WHAT YOU SHOULD DO
Return each line containing "page".

RECORDED INFORMATION
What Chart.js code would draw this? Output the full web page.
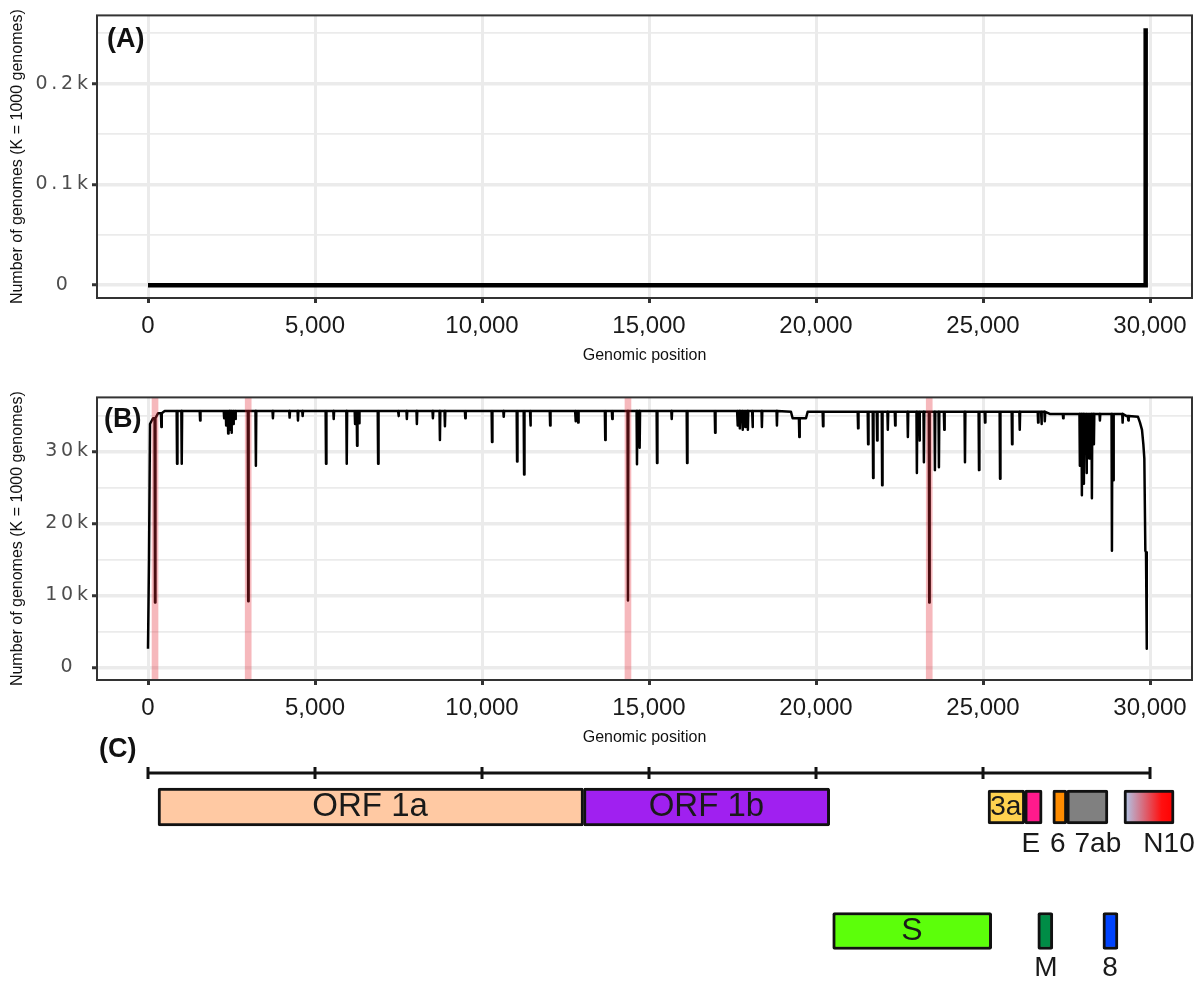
<!DOCTYPE html>
<html>
<head>
<meta charset="utf-8">
<script src="https://cdn.jsdelivr.net/npm/chart.js@4.4.1/dist/chart.umd.min.js"></script>
<style>
  html, body { margin: 0; padding: 0; background: #fff; }
  #page { position: relative; width: 1200px; height: 988px; overflow: hidden; }
  canvas { position: absolute; left: 0; }
</style>
</head>
<body>
<div id="page">
  <canvas id="panelA" width="1200" height="370" style="top:0;width:1200px;height:370px"></canvas>
  <canvas id="panelB" width="1200" height="370" style="top:382px;width:1200px;height:370px"></canvas>
  <canvas id="panelC" width="1200" height="263" style="top:725px;width:1200px;height:263px"></canvas>
</div>
<script>
// genome axis shared by all three panels
const xMin = -1527, xMax = 31257;
const xTicks = [0, 5000, 10000, 15000, 20000, 25000, 30000];

// (A) count at each genomic position
const posA = [0, 29860, 29870];
const genomesA = [0, 0, 255];
const yTicksA = [0, 50, 100, 150, 200, 250];
const yLabelsA = { 0: '0', 100: '0.1k', 200: '0.2k' };

// (B) coverage in thousands of genomes: overall trace + narrow dips
const tracePos = [0, 30, 60, 150, 300, 500, 19250, 19300, 19700, 19750, 27000, 29300, 29640, 29700, 29760, 29800, 29830, 29860, 29880, 29903];
const traceK = [2.6, 15.0, 33.8, 34.6, 35.3, 35.6, 35.5, 34.6, 34.6, 35.5, 35.2, 34.9, 34.8, 34.0, 33.0, 31.0, 29.0, 16.2, 16.0, 2.6];
const dipPos = [210, 400, 870, 1010, 1560, 2280, 2340, 2400, 2450, 2500, 2560, 2620, 3000, 3230, 3740, 4240, 4490, 4630,
  5330, 5560, 5950, 6200, 6260, 6320, 6890, 7500, 7750, 8050, 8530, 8740, 8890, 9500, 10300, 10650, 11050, 11260, 11450,
  12040, 12800, 12880, 13690, 13900, 14370, 14640, 14720, 15240, 15680, 16140, 16980, 17650, 17720, 17800, 17880, 17960,
  18100, 18380, 18830, 19500, 20210, 21260, 21560, 21710, 21830, 21980, 22150, 22370, 22750, 23020, 23100, 23230, 23390,
  23560, 23680, 23840, 24460, 24880, 25060, 25510, 25870, 26100, 26650, 26750, 26850, 27400, 27900, 27960, 28020, 28100,
  28180, 28260, 28320, 28500, 28860, 28900, 29180, 29350];
const dipK = [9.0, 33.4, 28.3, 28.3, 34.3, 34.6, 33.6, 32.5, 33.0, 32.6, 33.8, 34.5, 9.2, 28.0, 34.6, 34.7, 34.3, 34.9,
  28.3, 34.5, 28.3, 33.8, 30.8, 33.9, 28.3, 34.9, 34.5, 33.8, 34.6, 31.6, 33.5, 34.6, 31.3, 34.8, 28.6, 26.8, 33.6,
  33.6, 34.2, 34.0, 31.6, 34.5, 9.3, 28.2, 30.5, 28.4, 34.5, 28.4, 32.6, 33.6, 33.2, 33.0, 33.4, 33.0,
  33.4, 33.4, 33.6, 32.0, 33.5, 33.2, 31.0, 26.3, 31.5, 25.3, 33.0, 33.6, 32.0, 27.0, 31.5, 28.5, 9.0,
  27.4, 27.8, 33.0, 28.5, 27.4, 34.0, 26.2, 31.0, 33.0, 34.0, 33.8, 34.2, 34.6, 28.0, 23.9, 25.5, 27.0,
  29.0, 23.5, 31.0, 34.3, 16.2, 26.0, 34.0, 34.3];
const flaggedPos = [210, 3000, 14370, 23390];
const yTicksB = [0, 5, 10, 15, 20, 25, 30, 35];
const yLabelsB = { 0: '0', 10: '10k', 20: '20k', 30: '30k' };

// (C) genome map
const genes = ['ORF 1a', 'ORF 1b', '3a', 'E', '6', '7ab', 'N', 'S', 'M', '8'];
const geneStart = [300, 13040, 25150, 26250, 27090, 27510, 29220, 20500, 26640, 28590];
const geneEnd = [13040, 20410, 26250, 26770, 27510, 28740, 30720, 25260, 27090, 29040];
const geneRow = ['top', 'top', 'top', 'top', 'top', 'top', 'top', 'bottom', 'bottom', 'bottom'];
const labelText = ['ORF 1a', 'ORF 1b', '3a', 'E', '6', '7ab', 'N10', 'S', 'M', '8'];
const labelPos = [6650, 16720, 25680, 26430, 27240, 28440, 30570, 22870, 26880, 28800];
const labelInside = [true, true, true, false, false, false, false, true, false, false];

// styles
const geneColor = { 'ORF 1a': '#ffc9a3', 'ORF 1b': '#a020f0', '3a': '#ffd24f', 'E': '#ff1a8c', '6': '#ff8c00',
  '7ab': '#808080', 'S': '#5cff0a', 'M': '#008c46', '8': '#0044ff' };
const labelSize = { 'ORF 1a': 33, 'ORF 1b': 33, '3a': 28, 'S': 32 };
const rowY = { scale: 48, top: 82, topLabel: 119, bottom: 206, bottomLabel: 243 };
const sans = '"Liberation Sans", Arial, sans-serif';
const tickFont = { family: '"DejaVu Sans", Verdana, sans-serif', size: 19 };
const xTickFont = { family: sans, size: 24 };
const titleFont = { family: sans, size: 16 };
const spaced = s => s.split('').join('\u2009');

const panelText = {
  id: 'panelText',
  afterDatasetsDraw(chart, args, opts) {
    const { ctx, chartArea: a } = chart;
    ctx.save();
    if (opts.frame) {
      ctx.strokeStyle = '#333';
      ctx.lineWidth = 2;
      ctx.strokeRect(a.left, a.top, a.right - a.left, a.bottom - a.top);
    }
    ctx.textBaseline = 'middle';
    if (opts.tag) {
      ctx.font = 'bold 27px ' + sans;
      ctx.fillStyle = '#111';
      ctx.textAlign = 'left';
      ctx.fillText(opts.tag, a.left + opts.tagDx, a.top + opts.tagDy);
    }
    (opts.items || []).forEach(t => {
      ctx.font = t.size + 'px ' + sans;
      ctx.fillStyle = '#1a1a1a';
      ctx.textAlign = 'center';
      ctx.fillText(t.text, chart.scales.x.getPixelForValue(t.x), chart.scales.y.getPixelForValue(t.y));
    });
    ctx.restore();
  }
};
Chart.register(panelText);

function xAxis() {
  return {
    type: 'linear', min: xMin, max: xMax, offset: false,
    afterBuildTicks: s => { s.ticks = xTicks.map(v => ({ value: v })); },
    afterFit: s => { s.height = 72; },
    grid: { offset: false, color: '#ebebeb', lineWidth: 3, tickLength: 5, tickWidth: 3, tickColor: '#333' },
    border: { display: false },
    ticks: { font: xTickFont, color: '#1a1a1a', padding: 9, maxRotation: 0, autoSkip: false,
      callback: v => v.toLocaleString('en-US') },
    title: { display: true, text: 'Genomic position', font: titleFont, color: '#111', padding: { top: 0, bottom: 5 } }
  };
}

function yAxis(min, max, ticks, labels, step) {
  const major = v => v % step === 0;
  return {
    type: 'linear', min, max,
    afterBuildTicks: s => { s.ticks = ticks.map(v => ({ value: v })); },
    afterFit: s => { s.width = 97; },
    grid: { color: '#ebebeb', lineWidth: c => major(c.tick.value) ? 3.5 : 1.8,
      tickLength: 5, tickWidth: 3, tickColor: c => major(c.tick.value) ? '#333' : 'rgba(0,0,0,0)' },
    border: { display: false },
    ticks: { font: tickFont, color: '#4d4d4d', padding: 4, crossAlign: 'center', autoSkip: false,
      callback: v => spaced(labels[v] || '') },
    title: { display: true, text: 'Number of genomes (K = 1000 genomes)', font: titleFont, color: '#111',
      padding: { top: 8, bottom: 0 } }
  };
}

const common = {
  responsive: false,
  animation: false,
  layout: { autoPadding: false, padding: { top: 15, right: 8, left: 0, bottom: 0 } },
  plugins: { legend: { display: false }, tooltip: { enabled: false } }
};

// panel A
new Chart(document.getElementById('panelA'), {
  type: 'line',
  data: { datasets: [{
    data: posA.map((p, i) => ({ x: p, y: genomesA[i] })),
    borderColor: '#000', borderWidth: 4.5, pointRadius: 0, tension: 0
  }] },
  options: { ...common,
    scales: { x: xAxis(), y: yAxis(-12.75, 267.75, yTicksA, yLabelsA, 100) },
    plugins: { ...common.plugins, panelText: { frame: true, tag: '(A)', tagDx: 10, tagDy: 24 } }
  }
});

// panel B
const yMinB = -1.75, yMaxB = 37.5;
function levelAt(p) {
  let k = traceK[0];
  tracePos.forEach((q, i) => { if (q <= p) k = traceK[i]; });
  return k;
}
const pointsB = tracePos.map((p, i) => ({ x: p, y: traceK[i] }));
dipPos.forEach((p, i) => {
  const lvl = levelAt(p);
  pointsB.push({ x: p - 12, y: lvl }, { x: p, y: dipK[i] }, { x: p + 12, y: lvl });
});
pointsB.sort((a, b) => a.x - b.x);

new Chart(document.getElementById('panelB'), {
  type: 'line',
  data: { datasets: [
    { type: 'bar', data: flaggedPos.map(p => ({ x: p, y: [yMinB, yMaxB] })),
      backgroundColor: 'rgba(228,40,52,0.33)', barThickness: 6, grouped: false, order: 0 },
    { type: 'line', data: pointsB, borderColor: '#000', borderWidth: 2.5, pointRadius: 0,
      borderJoinStyle: 'round', tension: 0, order: 1 }
  ] },
  options: { ...common,
    scales: { x: xAxis(), y: yAxis(yMinB, yMaxB, yTicksB, yLabelsB, 10) },
    plugins: { ...common.plugins, panelText: { frame: true, tag: '(B)', tagDx: 7, tagDy: 22 } }
  }
});

// panel C
const thickness = { 'ORF 1a': 38, 'ORF 1b': 38, 'S': 37, 'M': 37, '8': 37 };
function geneFill(ctx) {
  const g = genes[ctx.raw.gene];
  if (g !== 'N') return geneColor[g];
  const chart = ctx.chart;
  if (!chart.chartArea) return '#d06080';
  const x0 = chart.scales.x.getPixelForValue(geneStart[ctx.raw.gene]);
  const x1 = chart.scales.x.getPixelForValue(geneEnd[ctx.raw.gene]);
  const grad = chart.ctx.createLinearGradient(x0, 0, x1, 0);
  grad.addColorStop(0, '#aecbee');
  grad.addColorStop(0.75, '#ff1010');
  grad.addColorStop(1, '#ff0000');
  return grad;
}
const groups = {};
genes.forEach((g, i) => {
  const h = thickness[g] || 34;
  (groups[h] = groups[h] || []).push({ x: [geneStart[i], geneEnd[i]], y: rowY[geneRow[i]], gene: i });
});
const geneSets = Object.keys(groups).map(h => ({
  type: 'bar', indexAxis: 'y', data: groups[h], barThickness: +h, grouped: false,
  backgroundColor: geneFill, borderColor: '#111', borderWidth: 3, borderSkipped: false, borderRadius: 2
}));

new Chart(document.getElementById('panelC'), {
  type: 'bar',
  data: { datasets: [
    ...geneSets,
    { type: 'line', data: [{ x: 0, y: rowY.scale }, { x: 30000, y: rowY.scale }],
      borderColor: '#111', borderWidth: 3, pointRadius: 0 },
    { type: 'line', data: xTicks.map(v => ({ x: v, y: rowY.scale })), showLine: false,
      pointStyle: 'line', rotation: 90, pointRadius: 6, pointBorderWidth: 3, pointBorderColor: '#111' }
  ] },
  options: { ...common,
    layout: { autoPadding: false, padding: { top: 0, right: 8, left: 97, bottom: 0 } },
    scales: {
      x: { type: 'linear', min: xMin, max: xMax, display: false, offset: false },
      y: { type: 'linear', min: 0, max: 263, reverse: true, display: false, offset: false }
    },
    plugins: { ...common.plugins, panelText: {
      tag: '(C)', tagDx: 2, tagDy: 25,
      items: labelText.map((t, i) => ({
        text: t, x: labelPos[i], size: labelSize[t] || 28,
        y: labelInside[i] ? rowY[geneRow[i]] : rowY[geneRow[i] + 'Label']
      }))
    } }
  }
});
</script>
</body>
</html>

COMPLETE RESPONSE
What Chart.js code would draw this? Output the full web page.
  #page { position: relative; width: 1200px; height: 988px; overflow: hidden; }
<div id="page">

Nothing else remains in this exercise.